__PROVIDED INFORMATION__

+ + + + +

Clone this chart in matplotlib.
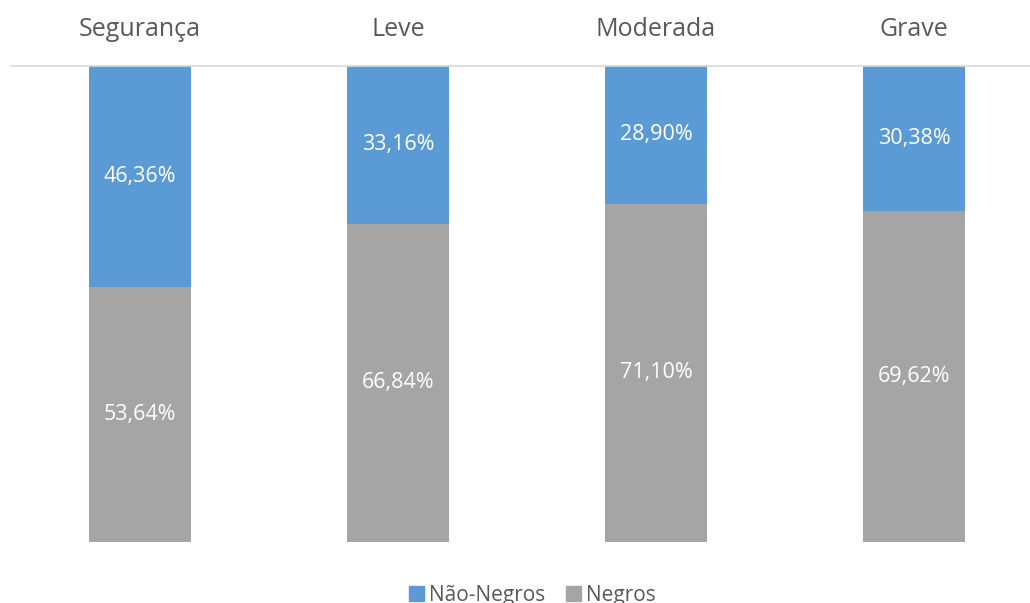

+ + + + +

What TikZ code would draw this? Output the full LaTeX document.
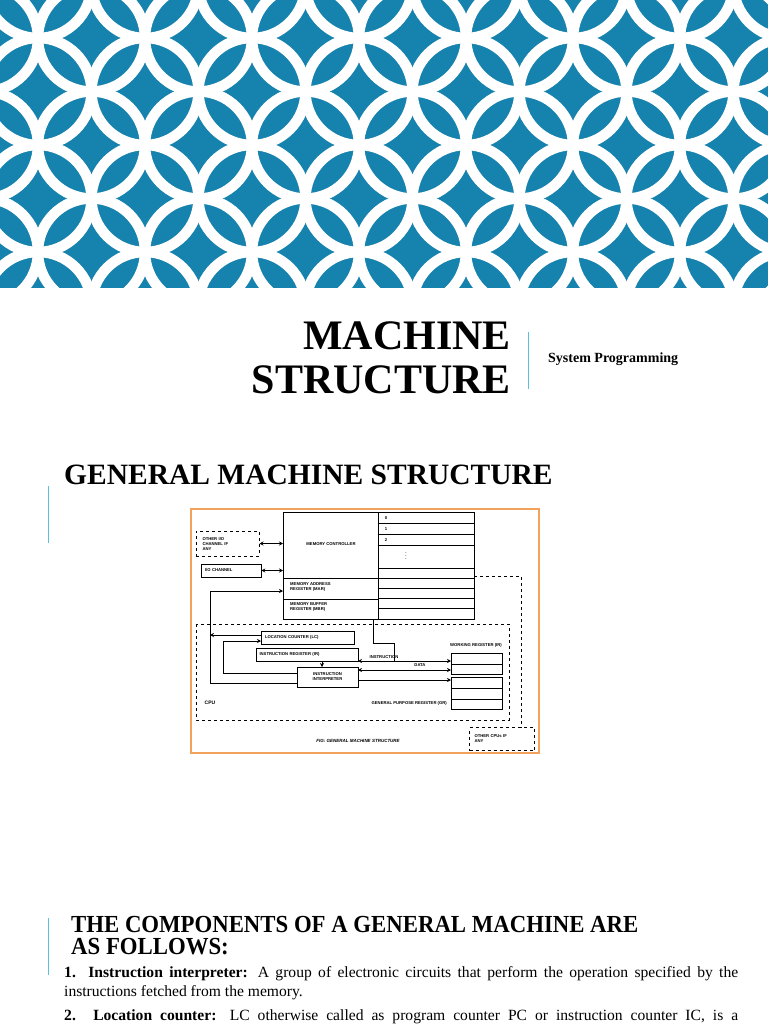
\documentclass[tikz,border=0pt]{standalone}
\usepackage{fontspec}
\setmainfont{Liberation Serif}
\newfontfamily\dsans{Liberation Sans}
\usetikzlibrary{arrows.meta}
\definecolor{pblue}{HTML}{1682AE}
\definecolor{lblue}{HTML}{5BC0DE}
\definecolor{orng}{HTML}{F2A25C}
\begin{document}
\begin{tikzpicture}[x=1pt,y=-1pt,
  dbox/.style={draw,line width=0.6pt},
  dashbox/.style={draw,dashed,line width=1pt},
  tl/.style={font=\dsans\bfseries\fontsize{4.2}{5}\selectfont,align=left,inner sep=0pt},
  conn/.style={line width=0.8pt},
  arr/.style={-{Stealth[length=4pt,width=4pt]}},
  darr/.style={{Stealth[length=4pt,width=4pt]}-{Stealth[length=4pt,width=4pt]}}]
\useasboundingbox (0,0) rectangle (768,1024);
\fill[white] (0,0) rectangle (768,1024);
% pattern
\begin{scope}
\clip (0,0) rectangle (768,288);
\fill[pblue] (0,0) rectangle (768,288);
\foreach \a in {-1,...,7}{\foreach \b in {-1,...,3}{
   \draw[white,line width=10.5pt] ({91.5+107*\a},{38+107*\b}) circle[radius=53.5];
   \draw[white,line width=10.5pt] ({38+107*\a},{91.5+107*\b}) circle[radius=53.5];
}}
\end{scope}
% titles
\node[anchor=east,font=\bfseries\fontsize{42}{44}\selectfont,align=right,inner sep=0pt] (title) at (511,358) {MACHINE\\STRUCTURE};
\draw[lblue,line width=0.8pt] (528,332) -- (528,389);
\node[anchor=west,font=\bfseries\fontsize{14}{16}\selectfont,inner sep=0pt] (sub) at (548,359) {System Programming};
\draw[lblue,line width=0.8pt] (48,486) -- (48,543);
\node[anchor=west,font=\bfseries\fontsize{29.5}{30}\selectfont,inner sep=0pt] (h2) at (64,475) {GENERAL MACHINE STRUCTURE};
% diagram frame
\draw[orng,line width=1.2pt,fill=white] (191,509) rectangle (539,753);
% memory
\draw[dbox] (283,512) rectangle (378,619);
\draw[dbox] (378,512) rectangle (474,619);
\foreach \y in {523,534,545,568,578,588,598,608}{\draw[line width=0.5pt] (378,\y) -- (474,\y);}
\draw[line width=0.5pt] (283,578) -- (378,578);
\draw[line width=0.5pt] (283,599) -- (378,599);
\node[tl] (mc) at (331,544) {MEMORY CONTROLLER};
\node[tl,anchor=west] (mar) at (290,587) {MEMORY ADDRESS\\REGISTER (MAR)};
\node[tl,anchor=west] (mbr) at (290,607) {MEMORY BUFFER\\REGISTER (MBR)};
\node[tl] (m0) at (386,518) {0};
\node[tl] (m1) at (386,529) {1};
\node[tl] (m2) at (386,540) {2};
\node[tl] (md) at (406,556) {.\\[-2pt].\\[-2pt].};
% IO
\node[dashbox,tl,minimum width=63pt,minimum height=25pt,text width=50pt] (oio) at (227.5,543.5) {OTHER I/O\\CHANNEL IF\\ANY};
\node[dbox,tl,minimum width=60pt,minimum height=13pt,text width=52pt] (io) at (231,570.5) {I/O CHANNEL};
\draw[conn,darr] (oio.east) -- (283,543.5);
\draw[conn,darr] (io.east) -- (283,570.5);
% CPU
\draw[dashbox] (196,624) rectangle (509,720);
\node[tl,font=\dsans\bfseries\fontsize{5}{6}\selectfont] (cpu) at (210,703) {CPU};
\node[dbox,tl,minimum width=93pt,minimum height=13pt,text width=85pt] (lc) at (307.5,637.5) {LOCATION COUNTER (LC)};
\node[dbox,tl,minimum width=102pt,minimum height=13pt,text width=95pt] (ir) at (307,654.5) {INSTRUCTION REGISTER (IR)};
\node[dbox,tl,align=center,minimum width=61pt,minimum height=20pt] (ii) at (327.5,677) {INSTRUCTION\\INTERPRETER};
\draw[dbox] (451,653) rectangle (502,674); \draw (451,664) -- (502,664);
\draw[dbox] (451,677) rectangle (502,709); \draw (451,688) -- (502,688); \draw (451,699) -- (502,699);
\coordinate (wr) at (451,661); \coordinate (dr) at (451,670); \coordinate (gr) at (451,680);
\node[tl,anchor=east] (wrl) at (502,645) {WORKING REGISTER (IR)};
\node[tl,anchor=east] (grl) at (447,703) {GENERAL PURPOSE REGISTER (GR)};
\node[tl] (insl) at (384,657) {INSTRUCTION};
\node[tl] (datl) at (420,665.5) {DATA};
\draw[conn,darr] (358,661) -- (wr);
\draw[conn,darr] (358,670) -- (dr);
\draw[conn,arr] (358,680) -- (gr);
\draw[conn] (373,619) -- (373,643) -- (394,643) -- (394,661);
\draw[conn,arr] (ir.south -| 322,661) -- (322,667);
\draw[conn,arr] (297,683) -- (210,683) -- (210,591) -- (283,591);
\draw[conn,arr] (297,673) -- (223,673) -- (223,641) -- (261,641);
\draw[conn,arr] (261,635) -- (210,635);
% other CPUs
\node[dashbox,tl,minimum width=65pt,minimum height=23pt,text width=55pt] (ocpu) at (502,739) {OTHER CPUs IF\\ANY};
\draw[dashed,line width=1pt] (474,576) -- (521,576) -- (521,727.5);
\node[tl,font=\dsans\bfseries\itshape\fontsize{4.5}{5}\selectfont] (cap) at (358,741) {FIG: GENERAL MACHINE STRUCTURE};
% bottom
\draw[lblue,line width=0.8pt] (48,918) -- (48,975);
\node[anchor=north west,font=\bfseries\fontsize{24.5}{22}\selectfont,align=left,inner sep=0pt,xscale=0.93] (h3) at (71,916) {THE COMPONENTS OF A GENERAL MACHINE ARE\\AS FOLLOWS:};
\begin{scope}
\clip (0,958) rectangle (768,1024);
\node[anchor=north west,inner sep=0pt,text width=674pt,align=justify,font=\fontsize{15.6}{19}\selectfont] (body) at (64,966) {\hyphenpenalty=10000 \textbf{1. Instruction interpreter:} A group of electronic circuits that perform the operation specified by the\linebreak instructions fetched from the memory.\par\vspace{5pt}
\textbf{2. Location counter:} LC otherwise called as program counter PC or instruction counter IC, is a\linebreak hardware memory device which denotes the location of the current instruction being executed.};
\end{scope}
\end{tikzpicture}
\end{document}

+ + + + +

__DIRECTIVE__
Scan the material above. Copy each line where "this" occurs.

__EXERCISE OUTPUT__
Clone this chart in matplotlib.
What TikZ code would draw this? Output the full LaTeX document.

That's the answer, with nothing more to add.